We Won’t Pay! We Won’t Pay!
Aug. 23–Sept. 8
Black Forest Inn, 1 E 26th St., Minneapolis
800-838-3006
www.candidtheaterco.com
Italian Nobel Laureate Dario Fo (1926-2016) was known for his concerns about increasing economic divisions. This heterosexual playwright, who took a ground zero look at the underclass, is sometimes contrasted with gay playwrights, Noel Coward and Oscar Wilde, who satirized the life of the upper class, or as some will say “overclass.” Candid Theater has an accomplished reputation as a company that delivers politically charged work that has tended toward drama and realistic comedy, but with Fo, they enter new territory: the genre of farce.
Director Jusin Kirkeberg says, “In We Wont Pay! We Wont Pay!, Dario Fo uses absurdist comedy to heighten to an extreme the all-too-real situation that so many people will find themselves in: ‘Do I buy bread or do pay rent?’ Fo takes this real-life decision and turns it on its side when two women struggle to hide their bounty of ill-gotten produce from not only their husbands but the military state. Fo uses comedy to lampoon government with impunity, highlighting the fact that often even the people within authority do not support the decisions being enforced, but continue to enforce them.”
WWI America
Through Nov. 11
Minnesota History Center, 345 Kellogg Blvd. W, St. Paul
www.minnesotahistorycenter.org
As we pivot into doing the work of restoring transgender rights in the military, it is instructive to go back a century and reflect on what ironically was called The War to End All Wars. World War I is the subject of a Minnesota History Center exhibit, WWI America. The United States joined the Allies to defeat the Central Powers, of which Germany was the ringleader, in 1917, despite a public that only a year previously opposed involvement. However, the sinking of the Lusitania and the infamous Zimmerman in which Germany approached Mexico to be their ally were two straws that helped to break the proverbial camel’s back.

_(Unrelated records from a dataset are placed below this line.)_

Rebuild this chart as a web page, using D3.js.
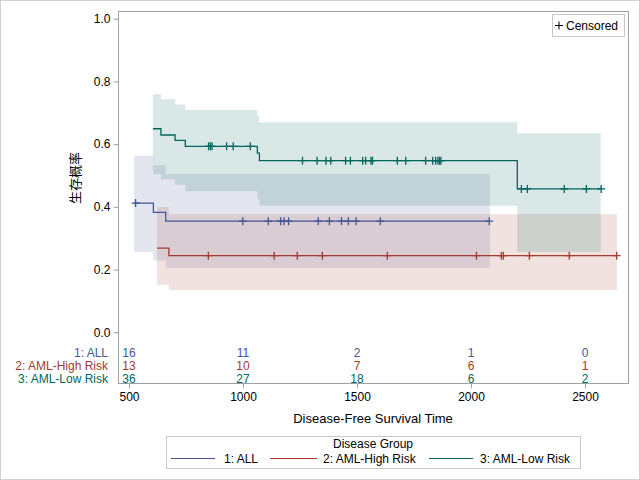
<!DOCTYPE html>
<html>
<head>
<meta charset="utf-8">
<script src="https://cdn.jsdelivr.net/npm/d3@7"></script>
<style>
body { margin: 0; background: #fff; }
text { font-family: "Liberation Sans", Arial, sans-serif; }
</style>
</head>
<body>
<svg width="640" height="480"></svg>
<script>
var groups = ["1: ALL", "2: AML-High Risk", "3: AML-Low Risk"];
var colors = ["#445694", "#A23A2E", "#01665E"];

// step curves: time where each level starts, survival level, band limits
var allTime  = [522, 607, 661];
var allSurv  = [0.412, 0.382, 0.354];
var allLower = [0.256, 0.229, 0.205];
var allUpper = [0.563, 0.533, 0.504];
var allEnd = 2080, allBandEnd = 2083;
var allCensor = [529, 999, 1111, 1165, 1180, 1200, 1330, 1379, 1432, 1462, 1496, 1602, 2080];

var highTime  = [623, 675];
var highSurv  = [0.268, 0.244];
var highLower = [0.151, 0.135];
var highUpper = [0.399, 0.376];
var highEnd = 2639, highBandEnd = 2640;
var highCensor = [848, 1137, 1238, 1348, 1633, 2024, 2133, 2142, 2256, 2431, 2639];

var lowTime  = [605, 640, 702, 747, 1063, 1072, 2203];
var lowSurv  = [0.649, 0.629, 0.612, 0.593, 0.571, 0.547, 0.457];
var lowLower = [0.504, 0.488, 0.470, 0.450, 0.425, 0.403, 0.256];
var lowUpper = [0.759, 0.743, 0.726, 0.709, 0.690, 0.670, 0.635];
var lowEnd = 2571, lowBandEnd = 2569;
var lowCensor = [849, 857, 864, 928, 957, 1032, 1261, 1325, 1364, 1385, 1450, 1471, 1525, 1538,
                 1561, 1568, 1677, 1714, 1801, 1832, 1845, 1855, 1862, 1868, 2221, 2247, 2409, 2506, 2571];

var riskTimes = [500, 1000, 1500, 2000, 2500];
var allRisk  = [16, 11, 2, 1, 0];
var highRisk = [13, 10, 7, 6, 1];
var lowRisk  = [36, 27, 18, 6, 2];

var yTicks = [0, 0.2, 0.4, 0.6, 0.8, 1.0];

var series = [
    {time: allTime, surv: allSurv, lower: allLower, upper: allUpper, end: allEnd, bandEnd: allBandEnd, censor: allCensor, risk: allRisk},
    {time: highTime, surv: highSurv, lower: highLower, upper: highUpper, end: highEnd, bandEnd: highBandEnd, censor: highCensor, risk: highRisk},
    {time: lowTime, surv: lowSurv, lower: lowLower, upper: lowUpper, end: lowEnd, bandEnd: lowBandEnd, censor: lowCensor, risk: lowRisk}
];

var svg = d3.select("svg");

var x = d3.scaleLinear().domain([500, 2500]).range([129, 585]);
var y = d3.scaleLinear().domain([0, 1]).range([332.2, 18.7]);

var frame = {left: 118, right: 628, top: 11, bottom: 383};

// outer border
svg.append("rect")
    .attr("x", 0.5).attr("y", 0.5).attr("width", 639).attr("height", 479)
    .attr("fill", "none").attr("stroke", "#d0d0d0");

function levelAt(s, t) {
    var v = s.surv[0];
    for (var i = 0; i < s.time.length; i++) {
        if (s.time[i] <= t) v = s.surv[i];
    }
    return v;
}

// bands
var area = d3.area()
    .x(function(d) { return x(d.t); })
    .y0(function(d) { return y(d.lo); })
    .y1(function(d) { return y(d.hi); })
    .curve(d3.curveStepAfter);

series.forEach(function(s, k) {
    var pts = s.time.map(function(t, i) { return {t: t, lo: s.lower[i], hi: s.upper[i]}; });
    var n = pts.length - 1;
    pts.push({t: s.bandEnd, lo: s.lower[n], hi: s.upper[n]});
    svg.append("path")
        .attr("d", area(pts))
        .attr("fill", colors[k])
        .attr("fill-opacity", 0.15);
});

// survival lines
var line = d3.line()
    .x(function(d) { return x(d.t); })
    .y(function(d) { return y(d.s); })
    .curve(d3.curveStepAfter);

series.forEach(function(s, k) {
    var pts = s.time.map(function(t, i) { return {t: t, s: s.surv[i]}; });
    pts.push({t: s.end, s: s.surv[s.surv.length - 1]});
    svg.append("path")
        .attr("d", line(pts))
        .attr("fill", "none")
        .attr("stroke", colors[k])
        .attr("stroke-width", 1.3);

    svg.append("g").selectAll("path")
        .data(s.censor)
        .enter()
            .append("path")
            .attr("d", function(t) {
                var cx = x(t), cy = y(levelAt(s, t));
                return "M" + (cx - 4) + "," + cy + "H" + (cx + 4) + "M" + cx + "," + (cy - 4) + "V" + (cy + 4);
            })
            .attr("stroke", colors[k])
            .attr("stroke-width", 1.3);
});

// frame
svg.append("rect")
    .attr("x", frame.left + 0.5).attr("y", frame.top + 0.5)
    .attr("width", frame.right - frame.left).attr("height", frame.bottom - frame.top)
    .attr("fill", "none").attr("stroke", "#a0a0a0");

// axes
var yAxis = svg.append("g")
    .attr("transform", "translate(" + (frame.left + 0.5) + ",0)")
    .call(d3.axisLeft(y).tickValues(yTicks).tickFormat(d3.format(".1f")).tickSize(5).tickPadding(3));
var xAxis = svg.append("g")
    .attr("transform", "translate(0," + (frame.bottom + 0.5) + ")")
    .call(d3.axisBottom(x).tickValues(riskTimes).tickFormat(d3.format("d")).tickSize(5).tickPadding(4));
[yAxis, xAxis].forEach(function(a) {
    a.select(".domain").remove();
    a.selectAll("line").attr("stroke", "#a0a0a0");
    a.selectAll("text").attr("fill", "#000").style("font-size", "12px")
        .style("font-family", "'Liberation Sans', Arial, sans-serif");
});

svg.append("text")
    .attr("transform", "translate(80,178) rotate(-90)")
    .attr("text-anchor", "middle")
    .style("font-family", "'Noto Sans CJK SC', sans-serif")
    .style("font-size", "13px")
    .text("生存概率");

svg.append("text")
    .attr("x", x(1500) + 16).attr("y", 423)
    .attr("text-anchor", "middle")
    .style("font-size", "13px")
    .text("Disease-Free Survival Time");

// at-risk table
var rowY = [352.7, 365.5, 378.5];
series.forEach(function(s, k) {
    svg.append("text")
        .attr("x", 108).attr("y", rowY[k] + 4)
        .attr("text-anchor", "end")
        .attr("fill", colors[k])
        .style("font-size", "12px")
        .text(groups[k]);
    svg.append("g").selectAll("text")
        .data(s.risk)
        .enter()
            .append("text")
            .attr("x", function(d, i) { return x(riskTimes[i]); })
            .attr("y", rowY[k] + 4)
            .attr("text-anchor", "middle")
            .attr("fill", colors[k])
            .style("font-size", "12px")
            .text(function(d) { return d; });
});

// censored legend
svg.append("rect")
    .attr("x", 552.5).attr("y", 14.5).attr("width", 72).attr("height", 22)
    .attr("fill", "#fff").attr("stroke", "#c8c8c8");
svg.append("path")
    .attr("d", "M555,25.5H563M559,21.5V29.5")
    .attr("stroke", "#000").attr("stroke-width", 1);
svg.append("text")
    .attr("x", 566).attr("y", 30)
    .style("font-size", "12px")
    .text("Censored");

// group legend
svg.append("rect")
    .attr("x", 166.5).attr("y", 436.5).attr("width", 414).attr("height", 32)
    .attr("fill", "none").attr("stroke", "#c8c8c8");
svg.append("text")
    .attr("x", 373).attr("y", 448)
    .attr("text-anchor", "middle")
    .style("font-size", "12px")
    .text("Disease Group");
var legendLine = [[171, 215, 224], [270, 317, 323], [429, 473, 480]];
groups.forEach(function(g, k) {
    svg.append("line")
        .attr("x1", legendLine[k][0]).attr("x2", legendLine[k][1])
        .attr("y1", 458.5).attr("y2", 458.5)
        .attr("stroke", colors[k]).attr("stroke-width", 1);
    svg.append("text")
        .attr("x", legendLine[k][2]).attr("y", 463)
        .style("font-size", "12px")
        .text(g);
});
</script>
</body>
</html>
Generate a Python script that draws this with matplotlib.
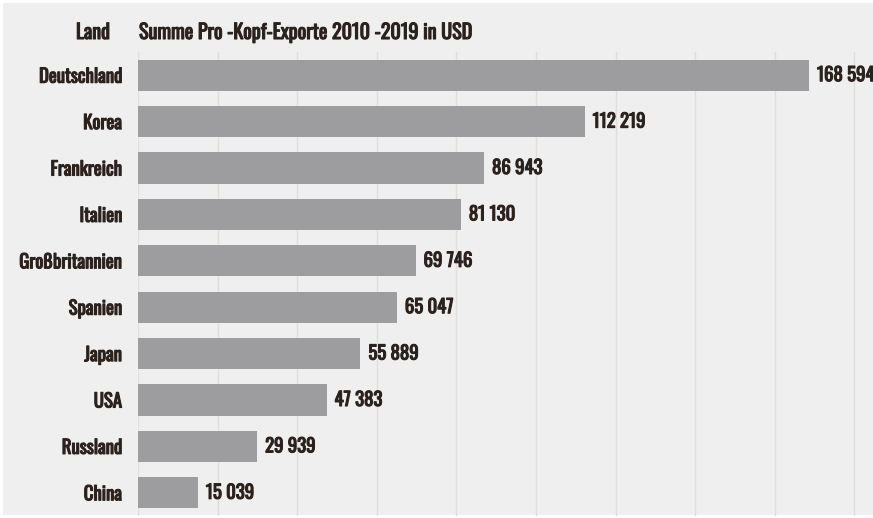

After a three-year neutrality period, President Woodrow Wilson finally gave in and the U.S. entered the struggle in 1917. The exhibit looks at the war itself, as well as society at the time. It was a period when women’s suffrage reached its critical peak, Bolshevik (Communist) and anarchist movements became very strong, and European ethnic and racial divisions factored profoundly into the whole equation.